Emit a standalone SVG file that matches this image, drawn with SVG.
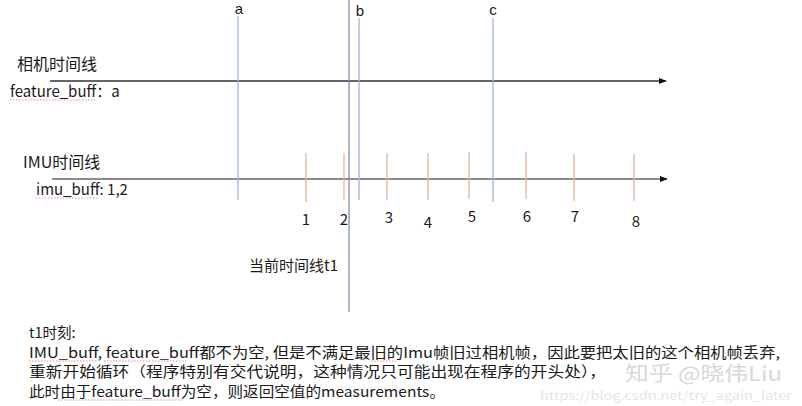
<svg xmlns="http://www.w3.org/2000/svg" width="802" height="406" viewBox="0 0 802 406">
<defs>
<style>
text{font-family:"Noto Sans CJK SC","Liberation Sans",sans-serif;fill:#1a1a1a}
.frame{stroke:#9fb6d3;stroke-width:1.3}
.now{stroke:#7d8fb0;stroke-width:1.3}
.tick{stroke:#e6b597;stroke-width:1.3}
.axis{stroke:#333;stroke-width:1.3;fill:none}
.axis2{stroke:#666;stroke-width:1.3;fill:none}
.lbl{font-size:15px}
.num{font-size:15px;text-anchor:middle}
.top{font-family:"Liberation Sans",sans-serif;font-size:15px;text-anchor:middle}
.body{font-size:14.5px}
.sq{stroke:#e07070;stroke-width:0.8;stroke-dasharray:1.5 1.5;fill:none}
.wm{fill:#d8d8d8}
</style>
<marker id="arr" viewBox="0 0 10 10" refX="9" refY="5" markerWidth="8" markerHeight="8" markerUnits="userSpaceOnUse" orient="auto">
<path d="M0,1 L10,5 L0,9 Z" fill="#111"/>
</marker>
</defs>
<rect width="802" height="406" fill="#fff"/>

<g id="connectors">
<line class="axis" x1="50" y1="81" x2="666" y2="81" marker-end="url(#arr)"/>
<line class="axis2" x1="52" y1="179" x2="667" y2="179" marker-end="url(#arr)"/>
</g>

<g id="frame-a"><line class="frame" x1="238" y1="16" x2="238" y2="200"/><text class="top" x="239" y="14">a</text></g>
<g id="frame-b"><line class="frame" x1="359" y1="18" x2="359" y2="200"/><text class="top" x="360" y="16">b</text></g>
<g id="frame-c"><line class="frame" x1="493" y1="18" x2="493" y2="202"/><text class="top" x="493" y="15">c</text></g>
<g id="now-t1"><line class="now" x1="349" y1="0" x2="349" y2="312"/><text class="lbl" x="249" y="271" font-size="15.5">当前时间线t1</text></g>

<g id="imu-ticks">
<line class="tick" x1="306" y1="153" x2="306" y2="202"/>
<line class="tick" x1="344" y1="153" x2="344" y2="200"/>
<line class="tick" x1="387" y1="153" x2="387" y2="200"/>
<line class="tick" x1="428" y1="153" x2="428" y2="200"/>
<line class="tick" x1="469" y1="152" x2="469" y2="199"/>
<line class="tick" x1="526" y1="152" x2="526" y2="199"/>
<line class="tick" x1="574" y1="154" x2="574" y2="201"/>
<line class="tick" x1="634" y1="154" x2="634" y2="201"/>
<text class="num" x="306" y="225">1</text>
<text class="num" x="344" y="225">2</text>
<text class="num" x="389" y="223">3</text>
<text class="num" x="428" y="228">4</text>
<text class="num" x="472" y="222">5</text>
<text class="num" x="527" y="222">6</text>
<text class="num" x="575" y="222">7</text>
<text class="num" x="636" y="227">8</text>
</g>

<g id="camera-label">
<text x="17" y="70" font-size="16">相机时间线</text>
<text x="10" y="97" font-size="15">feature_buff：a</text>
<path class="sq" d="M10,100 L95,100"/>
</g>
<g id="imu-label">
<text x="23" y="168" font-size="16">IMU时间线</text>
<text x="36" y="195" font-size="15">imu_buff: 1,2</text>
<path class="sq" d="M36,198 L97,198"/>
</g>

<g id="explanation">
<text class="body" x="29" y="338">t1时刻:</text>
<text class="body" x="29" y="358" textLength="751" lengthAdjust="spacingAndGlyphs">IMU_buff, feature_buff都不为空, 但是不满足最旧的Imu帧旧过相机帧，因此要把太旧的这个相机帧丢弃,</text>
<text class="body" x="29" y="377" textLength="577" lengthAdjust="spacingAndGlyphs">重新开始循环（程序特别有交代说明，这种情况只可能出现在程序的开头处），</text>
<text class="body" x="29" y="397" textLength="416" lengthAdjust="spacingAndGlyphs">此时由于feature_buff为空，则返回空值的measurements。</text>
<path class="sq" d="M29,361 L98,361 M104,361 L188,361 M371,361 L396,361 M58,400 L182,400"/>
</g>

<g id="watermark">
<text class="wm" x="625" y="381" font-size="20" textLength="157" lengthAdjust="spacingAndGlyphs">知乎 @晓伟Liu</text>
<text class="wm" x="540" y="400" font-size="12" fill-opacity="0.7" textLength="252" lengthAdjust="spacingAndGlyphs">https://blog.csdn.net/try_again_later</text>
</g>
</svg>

----------

Transcribe all of the material exactly, leaving out whatever pictures it contains.

Task response:
Emit a standalone SVG file that matches this image, drawn with SVG.
<svg xmlns="http://www.w3.org/2000/svg" width="802" height="406" viewBox="0 0 802 406">
<defs>
<style>
text{font-family:"Noto Sans CJK SC","Liberation Sans",sans-serif;fill:#1a1a1a}
.frame{stroke:#9fb6d3;stroke-width:1.3}
.now{stroke:#7d8fb0;stroke-width:1.3}
.tick{stroke:#e6b597;stroke-width:1.3}
.axis{stroke:#333;stroke-width:1.3;fill:none}
.axis2{stroke:#666;stroke-width:1.3;fill:none}
.lbl{font-size:15px}
.num{font-size:15px;text-anchor:middle}
.top{font-family:"Liberation Sans",sans-serif;font-size:15px;text-anchor:middle}
.body{font-size:14.5px}
.sq{stroke:#e07070;stroke-width:0.8;stroke-dasharray:1.5 1.5;fill:none}
.wm{fill:#d8d8d8}
</style>
<marker id="arr" viewBox="0 0 10 10" refX="9" refY="5" markerWidth="8" markerHeight="8" markerUnits="userSpaceOnUse" orient="auto">
<path d="M0,1 L10,5 L0,9 Z" fill="#111"/>
</marker>
</defs>
<rect width="802" height="406" fill="#fff"/>

<g id="connectors">
<line class="axis" x1="50" y1="81" x2="666" y2="81" marker-end="url(#arr)"/>
<line class="axis2" x1="52" y1="179" x2="667" y2="179" marker-end="url(#arr)"/>
</g>

<g id="frame-a"><line class="frame" x1="238" y1="16" x2="238" y2="200"/><text class="top" x="239" y="14">a</text></g>
<g id="frame-b"><line class="frame" x1="359" y1="18" x2="359" y2="200"/><text class="top" x="360" y="16">b</text></g>
<g id="frame-c"><line class="frame" x1="493" y1="18" x2="493" y2="202"/><text class="top" x="493" y="15">c</text></g>
<g id="now-t1"><line class="now" x1="349" y1="0" x2="349" y2="312"/><text class="lbl" x="249" y="271" font-size="15.5">当前时间线t1</text></g>

<g id="imu-ticks">
<line class="tick" x1="306" y1="153" x2="306" y2="202"/>
<line class="tick" x1="344" y1="153" x2="344" y2="200"/>
<line class="tick" x1="387" y1="153" x2="387" y2="200"/>
<line class="tick" x1="428" y1="153" x2="428" y2="200"/>
<line class="tick" x1="469" y1="152" x2="469" y2="199"/>
<line class="tick" x1="526" y1="152" x2="526" y2="199"/>
<line class="tick" x1="574" y1="154" x2="574" y2="201"/>
<line class="tick" x1="634" y1="154" x2="634" y2="201"/>
<text class="num" x="306" y="225">1</text>
<text class="num" x="344" y="225">2</text>
<text class="num" x="389" y="223">3</text>
<text class="num" x="428" y="228">4</text>
<text class="num" x="472" y="222">5</text>
<text class="num" x="527" y="222">6</text>
<text class="num" x="575" y="222">7</text>
<text class="num" x="636" y="227">8</text>
</g>

<g id="camera-label">
<text x="17" y="70" font-size="16">相机时间线</text>
<text x="10" y="97" font-size="15">feature_buff：a</text>
<path class="sq" d="M10,100 L95,100"/>
</g>
<g id="imu-label">
<text x="23" y="168" font-size="16">IMU时间线</text>
<text x="36" y="195" font-size="15">imu_buff: 1,2</text>
<path class="sq" d="M36,198 L97,198"/>
</g>

<g id="explanation">
<text class="body" x="29" y="338">t1时刻:</text>
<text class="body" x="29" y="358" textLength="751" lengthAdjust="spacingAndGlyphs">IMU_buff, feature_buff都不为空, 但是不满足最旧的Imu帧旧过相机帧，因此要把太旧的这个相机帧丢弃,</text>
<text class="body" x="29" y="377" textLength="577" lengthAdjust="spacingAndGlyphs">重新开始循环（程序特别有交代说明，这种情况只可能出现在程序的开头处），</text>
<text class="body" x="29" y="397" textLength="416" lengthAdjust="spacingAndGlyphs">此时由于feature_buff为空，则返回空值的measurements。</text>
<path class="sq" d="M29,361 L98,361 M104,361 L188,361 M371,361 L396,361 M58,400 L182,400"/>
</g>

<g id="watermark">
<text class="wm" x="625" y="381" font-size="20" textLength="157" lengthAdjust="spacingAndGlyphs">知乎 @晓伟Liu</text>
<text class="wm" x="540" y="400" font-size="12" fill-opacity="0.7" textLength="252" lengthAdjust="spacingAndGlyphs">https://blog.csdn.net/try_again_later</text>
</g>
</svg>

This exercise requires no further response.